Objective: Nothing outside the range from the line with "Rebuild this chart" to the line with "122.5, 123.2, 123.55, 123.72]" belongs in the copy, and no pictures do either; repeat that range exactly.

[Rows from a dataset of charts and code]
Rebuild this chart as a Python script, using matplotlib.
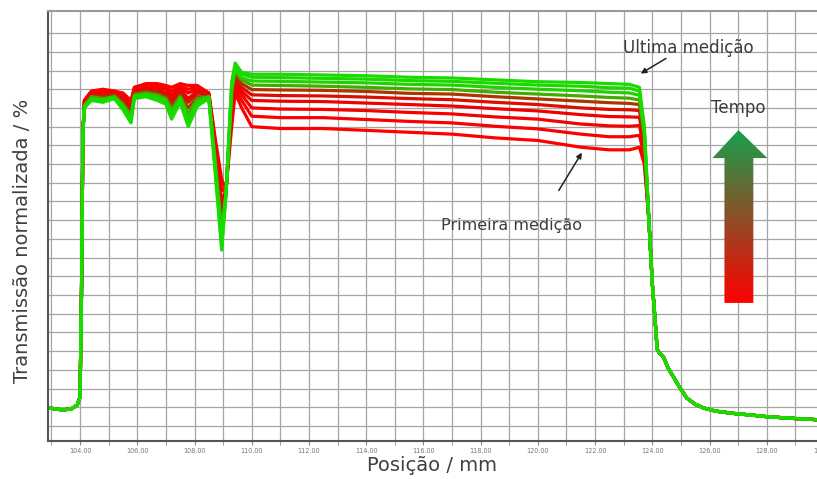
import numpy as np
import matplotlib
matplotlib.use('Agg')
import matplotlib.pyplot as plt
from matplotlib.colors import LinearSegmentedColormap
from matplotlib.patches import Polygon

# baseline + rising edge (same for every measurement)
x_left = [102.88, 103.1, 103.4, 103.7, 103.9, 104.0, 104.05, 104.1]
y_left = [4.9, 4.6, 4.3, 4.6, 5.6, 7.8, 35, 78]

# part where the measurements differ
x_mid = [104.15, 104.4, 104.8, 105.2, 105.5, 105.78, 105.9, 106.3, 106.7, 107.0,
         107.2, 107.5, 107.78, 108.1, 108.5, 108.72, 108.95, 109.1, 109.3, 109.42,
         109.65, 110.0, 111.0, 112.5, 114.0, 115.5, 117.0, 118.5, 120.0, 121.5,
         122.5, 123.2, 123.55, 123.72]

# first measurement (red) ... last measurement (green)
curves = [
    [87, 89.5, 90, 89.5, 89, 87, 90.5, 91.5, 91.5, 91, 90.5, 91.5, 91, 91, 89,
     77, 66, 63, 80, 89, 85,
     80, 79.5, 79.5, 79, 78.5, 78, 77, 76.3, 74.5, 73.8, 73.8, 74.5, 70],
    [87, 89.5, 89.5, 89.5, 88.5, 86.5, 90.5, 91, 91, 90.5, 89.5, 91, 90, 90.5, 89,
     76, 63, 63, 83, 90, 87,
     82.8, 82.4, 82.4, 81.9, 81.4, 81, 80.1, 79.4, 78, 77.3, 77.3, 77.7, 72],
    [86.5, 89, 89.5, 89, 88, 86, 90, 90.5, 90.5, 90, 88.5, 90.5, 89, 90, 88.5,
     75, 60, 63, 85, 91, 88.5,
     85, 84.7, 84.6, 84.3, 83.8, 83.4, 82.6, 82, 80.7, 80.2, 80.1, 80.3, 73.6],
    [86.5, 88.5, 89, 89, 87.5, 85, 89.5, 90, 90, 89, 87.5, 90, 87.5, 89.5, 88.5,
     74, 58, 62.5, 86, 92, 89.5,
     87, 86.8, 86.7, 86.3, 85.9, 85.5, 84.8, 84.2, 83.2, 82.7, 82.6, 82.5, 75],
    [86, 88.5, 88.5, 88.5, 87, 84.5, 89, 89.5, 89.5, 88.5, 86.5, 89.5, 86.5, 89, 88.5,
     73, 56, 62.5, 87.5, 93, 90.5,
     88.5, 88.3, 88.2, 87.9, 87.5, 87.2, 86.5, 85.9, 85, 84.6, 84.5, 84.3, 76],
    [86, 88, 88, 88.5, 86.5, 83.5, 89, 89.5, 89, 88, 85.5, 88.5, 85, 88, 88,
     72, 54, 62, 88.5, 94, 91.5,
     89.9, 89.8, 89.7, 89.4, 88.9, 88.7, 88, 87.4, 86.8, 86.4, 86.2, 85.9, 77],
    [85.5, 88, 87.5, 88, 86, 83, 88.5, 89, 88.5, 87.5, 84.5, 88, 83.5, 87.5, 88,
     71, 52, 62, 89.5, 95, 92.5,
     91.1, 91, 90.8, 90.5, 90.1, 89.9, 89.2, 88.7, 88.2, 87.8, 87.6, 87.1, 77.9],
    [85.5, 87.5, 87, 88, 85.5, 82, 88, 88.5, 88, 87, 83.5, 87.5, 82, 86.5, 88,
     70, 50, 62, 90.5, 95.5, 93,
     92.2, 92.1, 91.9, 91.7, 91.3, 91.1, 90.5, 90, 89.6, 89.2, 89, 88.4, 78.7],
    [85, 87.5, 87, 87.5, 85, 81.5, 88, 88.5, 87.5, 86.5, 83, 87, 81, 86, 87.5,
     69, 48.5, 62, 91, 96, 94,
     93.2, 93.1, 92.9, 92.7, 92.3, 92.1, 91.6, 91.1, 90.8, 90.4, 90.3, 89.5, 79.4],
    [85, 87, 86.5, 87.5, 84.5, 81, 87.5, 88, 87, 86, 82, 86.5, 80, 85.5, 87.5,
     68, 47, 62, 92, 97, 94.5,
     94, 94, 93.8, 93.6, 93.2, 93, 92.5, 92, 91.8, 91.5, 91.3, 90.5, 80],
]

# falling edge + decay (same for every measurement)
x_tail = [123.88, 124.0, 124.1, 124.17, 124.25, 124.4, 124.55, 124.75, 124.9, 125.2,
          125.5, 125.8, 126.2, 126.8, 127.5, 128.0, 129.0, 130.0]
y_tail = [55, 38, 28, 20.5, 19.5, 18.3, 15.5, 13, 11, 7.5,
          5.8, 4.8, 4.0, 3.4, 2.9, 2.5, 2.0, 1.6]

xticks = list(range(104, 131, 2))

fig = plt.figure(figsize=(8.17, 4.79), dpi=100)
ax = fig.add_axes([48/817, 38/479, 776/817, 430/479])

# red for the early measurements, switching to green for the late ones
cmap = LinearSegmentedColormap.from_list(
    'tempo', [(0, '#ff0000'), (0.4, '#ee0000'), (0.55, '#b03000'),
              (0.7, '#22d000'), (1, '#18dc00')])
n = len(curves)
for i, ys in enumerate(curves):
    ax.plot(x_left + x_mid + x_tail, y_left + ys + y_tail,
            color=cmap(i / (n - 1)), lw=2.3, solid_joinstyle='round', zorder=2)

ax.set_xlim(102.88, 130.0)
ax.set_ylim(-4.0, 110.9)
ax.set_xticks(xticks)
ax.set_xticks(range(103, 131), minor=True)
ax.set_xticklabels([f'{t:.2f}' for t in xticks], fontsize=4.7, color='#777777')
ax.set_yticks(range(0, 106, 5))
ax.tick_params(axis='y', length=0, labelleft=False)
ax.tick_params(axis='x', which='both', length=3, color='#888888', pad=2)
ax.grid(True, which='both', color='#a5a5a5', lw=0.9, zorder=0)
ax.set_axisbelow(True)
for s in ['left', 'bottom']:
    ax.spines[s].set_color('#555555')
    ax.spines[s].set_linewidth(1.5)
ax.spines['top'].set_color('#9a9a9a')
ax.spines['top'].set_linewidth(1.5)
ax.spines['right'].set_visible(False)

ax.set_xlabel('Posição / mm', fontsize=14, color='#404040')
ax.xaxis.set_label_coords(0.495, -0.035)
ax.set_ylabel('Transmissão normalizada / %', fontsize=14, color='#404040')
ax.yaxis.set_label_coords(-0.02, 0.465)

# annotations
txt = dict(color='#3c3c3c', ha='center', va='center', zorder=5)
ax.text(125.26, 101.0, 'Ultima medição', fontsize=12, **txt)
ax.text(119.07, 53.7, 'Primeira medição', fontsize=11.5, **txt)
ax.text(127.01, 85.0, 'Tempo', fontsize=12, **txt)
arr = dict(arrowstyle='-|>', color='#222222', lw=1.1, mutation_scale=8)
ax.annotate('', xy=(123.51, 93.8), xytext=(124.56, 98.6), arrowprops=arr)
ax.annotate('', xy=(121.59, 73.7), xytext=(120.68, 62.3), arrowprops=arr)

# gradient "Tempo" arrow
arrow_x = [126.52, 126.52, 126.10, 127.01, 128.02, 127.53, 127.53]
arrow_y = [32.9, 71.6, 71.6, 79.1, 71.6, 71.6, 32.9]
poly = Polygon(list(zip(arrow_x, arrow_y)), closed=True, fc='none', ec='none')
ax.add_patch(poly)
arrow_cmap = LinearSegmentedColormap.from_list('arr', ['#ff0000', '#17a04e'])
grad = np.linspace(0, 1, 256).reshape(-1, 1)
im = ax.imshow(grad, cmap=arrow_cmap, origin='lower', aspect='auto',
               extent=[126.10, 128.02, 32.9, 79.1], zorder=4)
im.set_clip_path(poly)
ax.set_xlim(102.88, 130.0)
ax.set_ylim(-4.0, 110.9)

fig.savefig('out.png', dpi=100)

* * *

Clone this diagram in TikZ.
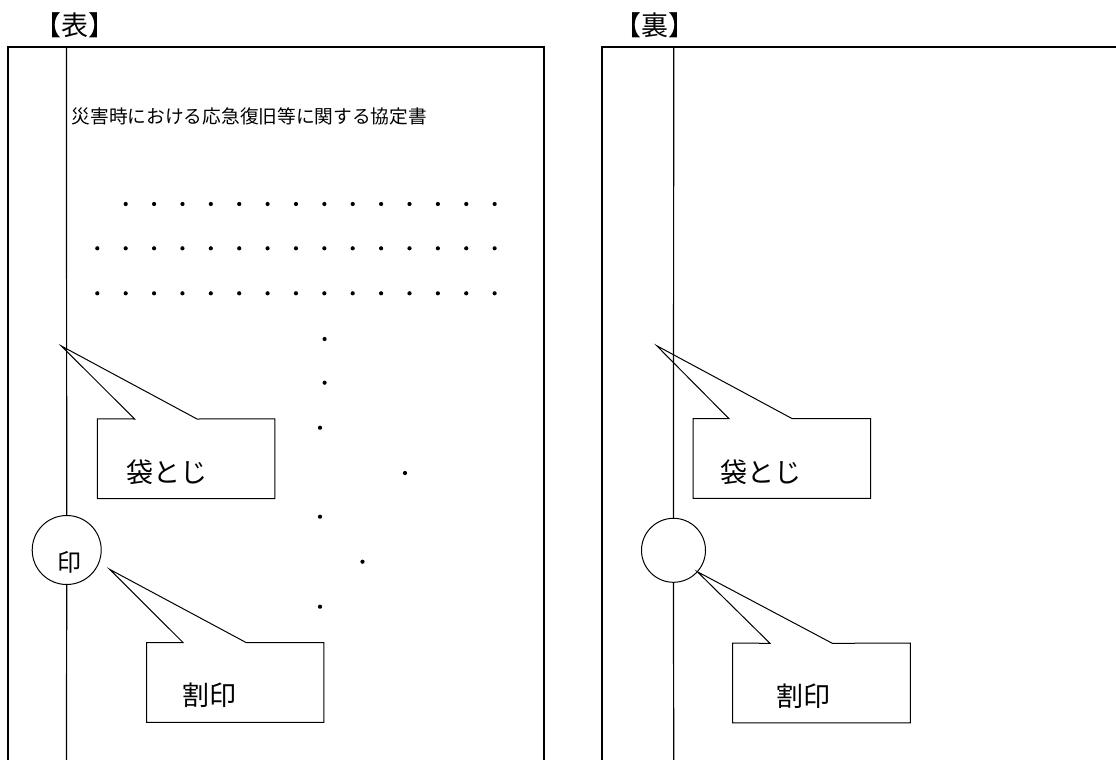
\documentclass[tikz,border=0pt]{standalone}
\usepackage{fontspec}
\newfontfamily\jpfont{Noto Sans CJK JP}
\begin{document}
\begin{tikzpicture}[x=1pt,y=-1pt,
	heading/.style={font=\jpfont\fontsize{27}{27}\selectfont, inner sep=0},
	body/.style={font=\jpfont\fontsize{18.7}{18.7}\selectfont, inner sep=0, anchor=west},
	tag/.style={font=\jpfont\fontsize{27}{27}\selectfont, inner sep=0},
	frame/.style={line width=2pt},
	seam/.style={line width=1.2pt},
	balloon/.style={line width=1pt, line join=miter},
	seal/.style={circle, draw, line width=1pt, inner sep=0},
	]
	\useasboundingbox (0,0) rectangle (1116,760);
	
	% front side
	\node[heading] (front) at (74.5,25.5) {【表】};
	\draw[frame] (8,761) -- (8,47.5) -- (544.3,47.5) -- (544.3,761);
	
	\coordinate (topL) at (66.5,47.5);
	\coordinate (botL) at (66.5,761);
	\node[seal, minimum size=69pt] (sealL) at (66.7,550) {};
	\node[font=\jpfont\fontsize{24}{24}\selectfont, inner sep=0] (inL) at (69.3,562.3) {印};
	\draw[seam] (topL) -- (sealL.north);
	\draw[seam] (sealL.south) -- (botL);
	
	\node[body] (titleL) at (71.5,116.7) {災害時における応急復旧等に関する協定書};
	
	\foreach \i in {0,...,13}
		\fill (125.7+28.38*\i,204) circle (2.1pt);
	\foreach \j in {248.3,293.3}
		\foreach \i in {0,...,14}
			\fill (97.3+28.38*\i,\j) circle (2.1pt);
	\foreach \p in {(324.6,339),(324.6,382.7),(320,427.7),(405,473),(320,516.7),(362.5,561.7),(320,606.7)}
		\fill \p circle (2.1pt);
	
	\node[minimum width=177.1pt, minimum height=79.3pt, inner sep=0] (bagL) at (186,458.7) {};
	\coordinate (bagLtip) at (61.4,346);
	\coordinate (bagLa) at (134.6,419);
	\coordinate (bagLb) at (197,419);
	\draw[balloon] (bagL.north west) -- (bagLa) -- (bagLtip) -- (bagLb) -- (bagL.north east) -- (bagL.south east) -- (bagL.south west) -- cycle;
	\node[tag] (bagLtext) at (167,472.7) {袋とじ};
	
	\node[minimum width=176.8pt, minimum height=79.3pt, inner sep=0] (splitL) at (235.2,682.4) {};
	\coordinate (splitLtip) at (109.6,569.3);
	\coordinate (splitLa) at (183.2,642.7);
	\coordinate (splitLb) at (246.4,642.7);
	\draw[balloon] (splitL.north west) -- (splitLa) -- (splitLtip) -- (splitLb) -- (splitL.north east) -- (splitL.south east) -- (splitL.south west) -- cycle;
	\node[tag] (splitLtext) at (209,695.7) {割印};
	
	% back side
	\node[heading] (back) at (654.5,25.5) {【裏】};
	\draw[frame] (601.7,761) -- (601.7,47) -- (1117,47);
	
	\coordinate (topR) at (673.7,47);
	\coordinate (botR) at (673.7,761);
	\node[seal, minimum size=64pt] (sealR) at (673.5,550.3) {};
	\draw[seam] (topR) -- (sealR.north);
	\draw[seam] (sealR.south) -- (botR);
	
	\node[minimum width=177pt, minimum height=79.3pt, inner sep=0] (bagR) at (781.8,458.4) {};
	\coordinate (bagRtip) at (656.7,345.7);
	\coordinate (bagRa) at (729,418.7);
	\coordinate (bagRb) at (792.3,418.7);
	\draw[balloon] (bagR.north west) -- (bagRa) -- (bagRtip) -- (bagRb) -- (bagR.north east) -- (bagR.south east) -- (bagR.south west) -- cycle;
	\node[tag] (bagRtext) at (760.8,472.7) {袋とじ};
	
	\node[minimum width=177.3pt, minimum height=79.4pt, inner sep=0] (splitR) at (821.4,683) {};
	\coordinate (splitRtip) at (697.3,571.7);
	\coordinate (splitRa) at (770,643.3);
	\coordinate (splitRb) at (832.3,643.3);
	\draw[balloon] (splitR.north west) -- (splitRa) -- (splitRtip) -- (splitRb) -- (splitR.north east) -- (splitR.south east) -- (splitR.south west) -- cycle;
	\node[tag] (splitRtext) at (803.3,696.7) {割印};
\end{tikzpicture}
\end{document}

==

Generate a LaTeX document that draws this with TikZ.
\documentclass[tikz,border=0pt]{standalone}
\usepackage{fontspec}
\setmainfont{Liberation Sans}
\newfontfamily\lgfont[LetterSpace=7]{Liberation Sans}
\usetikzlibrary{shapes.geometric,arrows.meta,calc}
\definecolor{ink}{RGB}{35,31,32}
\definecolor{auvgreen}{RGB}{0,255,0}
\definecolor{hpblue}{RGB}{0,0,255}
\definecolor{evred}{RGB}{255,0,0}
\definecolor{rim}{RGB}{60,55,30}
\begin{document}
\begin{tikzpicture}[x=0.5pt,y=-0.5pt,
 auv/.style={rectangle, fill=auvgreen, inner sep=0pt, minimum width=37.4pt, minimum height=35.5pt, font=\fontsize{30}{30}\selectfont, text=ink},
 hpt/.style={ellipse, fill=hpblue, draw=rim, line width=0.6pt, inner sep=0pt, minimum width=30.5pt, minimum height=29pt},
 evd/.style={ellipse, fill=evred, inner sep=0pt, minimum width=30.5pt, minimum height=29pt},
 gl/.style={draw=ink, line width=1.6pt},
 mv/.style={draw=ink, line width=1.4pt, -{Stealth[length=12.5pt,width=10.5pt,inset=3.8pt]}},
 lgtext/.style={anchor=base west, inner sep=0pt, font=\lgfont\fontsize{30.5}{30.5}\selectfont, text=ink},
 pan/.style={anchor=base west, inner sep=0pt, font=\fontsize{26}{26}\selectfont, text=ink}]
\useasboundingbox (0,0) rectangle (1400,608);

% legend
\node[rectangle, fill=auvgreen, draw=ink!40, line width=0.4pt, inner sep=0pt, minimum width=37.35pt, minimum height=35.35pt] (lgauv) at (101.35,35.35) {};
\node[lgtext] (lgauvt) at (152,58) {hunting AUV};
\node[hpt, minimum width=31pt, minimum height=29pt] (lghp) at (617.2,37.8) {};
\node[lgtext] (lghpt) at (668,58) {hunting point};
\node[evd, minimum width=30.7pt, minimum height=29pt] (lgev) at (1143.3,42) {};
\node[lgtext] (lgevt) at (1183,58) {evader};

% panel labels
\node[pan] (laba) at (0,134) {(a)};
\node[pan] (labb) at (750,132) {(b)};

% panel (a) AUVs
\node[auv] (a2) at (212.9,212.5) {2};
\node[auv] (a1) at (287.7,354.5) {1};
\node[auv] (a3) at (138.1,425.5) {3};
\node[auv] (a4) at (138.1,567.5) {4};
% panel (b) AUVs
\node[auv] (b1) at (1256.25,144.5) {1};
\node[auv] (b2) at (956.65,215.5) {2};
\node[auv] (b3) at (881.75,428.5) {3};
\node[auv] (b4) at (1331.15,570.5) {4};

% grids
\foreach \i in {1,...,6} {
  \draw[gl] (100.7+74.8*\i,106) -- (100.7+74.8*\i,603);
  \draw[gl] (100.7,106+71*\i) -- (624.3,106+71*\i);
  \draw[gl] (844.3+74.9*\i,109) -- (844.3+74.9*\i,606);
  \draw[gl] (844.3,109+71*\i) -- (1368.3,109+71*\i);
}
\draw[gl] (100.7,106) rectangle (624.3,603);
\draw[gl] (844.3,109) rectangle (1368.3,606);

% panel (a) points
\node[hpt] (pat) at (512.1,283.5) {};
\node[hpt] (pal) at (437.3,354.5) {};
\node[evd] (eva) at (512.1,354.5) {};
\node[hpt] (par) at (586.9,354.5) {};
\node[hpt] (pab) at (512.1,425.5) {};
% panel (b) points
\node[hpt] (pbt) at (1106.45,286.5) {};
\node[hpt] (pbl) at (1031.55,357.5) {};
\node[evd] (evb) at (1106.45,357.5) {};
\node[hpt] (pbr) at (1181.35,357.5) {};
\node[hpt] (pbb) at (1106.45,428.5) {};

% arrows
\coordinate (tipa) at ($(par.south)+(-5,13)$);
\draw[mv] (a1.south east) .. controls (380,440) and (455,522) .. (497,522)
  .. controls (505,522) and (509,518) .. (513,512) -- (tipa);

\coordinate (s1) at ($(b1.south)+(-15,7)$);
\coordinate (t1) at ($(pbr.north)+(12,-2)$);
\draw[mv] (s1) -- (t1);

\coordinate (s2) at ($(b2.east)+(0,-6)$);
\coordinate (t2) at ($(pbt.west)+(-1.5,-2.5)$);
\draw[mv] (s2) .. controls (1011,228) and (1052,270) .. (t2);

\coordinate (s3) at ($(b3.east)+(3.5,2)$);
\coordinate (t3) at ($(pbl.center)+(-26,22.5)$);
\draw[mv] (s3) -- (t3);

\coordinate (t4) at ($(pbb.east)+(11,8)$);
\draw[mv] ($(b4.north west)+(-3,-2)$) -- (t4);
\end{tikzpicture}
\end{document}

Final answer:
Rebuild this chart as a Python script, using matplotlib.
import numpy as np
import matplotlib
matplotlib.use('Agg')
import matplotlib.pyplot as plt
from matplotlib.colors import LinearSegmentedColormap
from matplotlib.patches import Polygon

# baseline + rising edge (same for every measurement)
x_left = [102.88, 103.1, 103.4, 103.7, 103.9, 104.0, 104.05, 104.1]
y_left = [4.9, 4.6, 4.3, 4.6, 5.6, 7.8, 35, 78]

# part where the measurements differ
x_mid = [104.15, 104.4, 104.8, 105.2, 105.5, 105.78, 105.9, 106.3, 106.7, 107.0,
         107.2, 107.5, 107.78, 108.1, 108.5, 108.72, 108.95, 109.1, 109.3, 109.42,
         109.65, 110.0, 111.0, 112.5, 114.0, 115.5, 117.0, 118.5, 120.0, 121.5,
         122.5, 123.2, 123.55, 123.72]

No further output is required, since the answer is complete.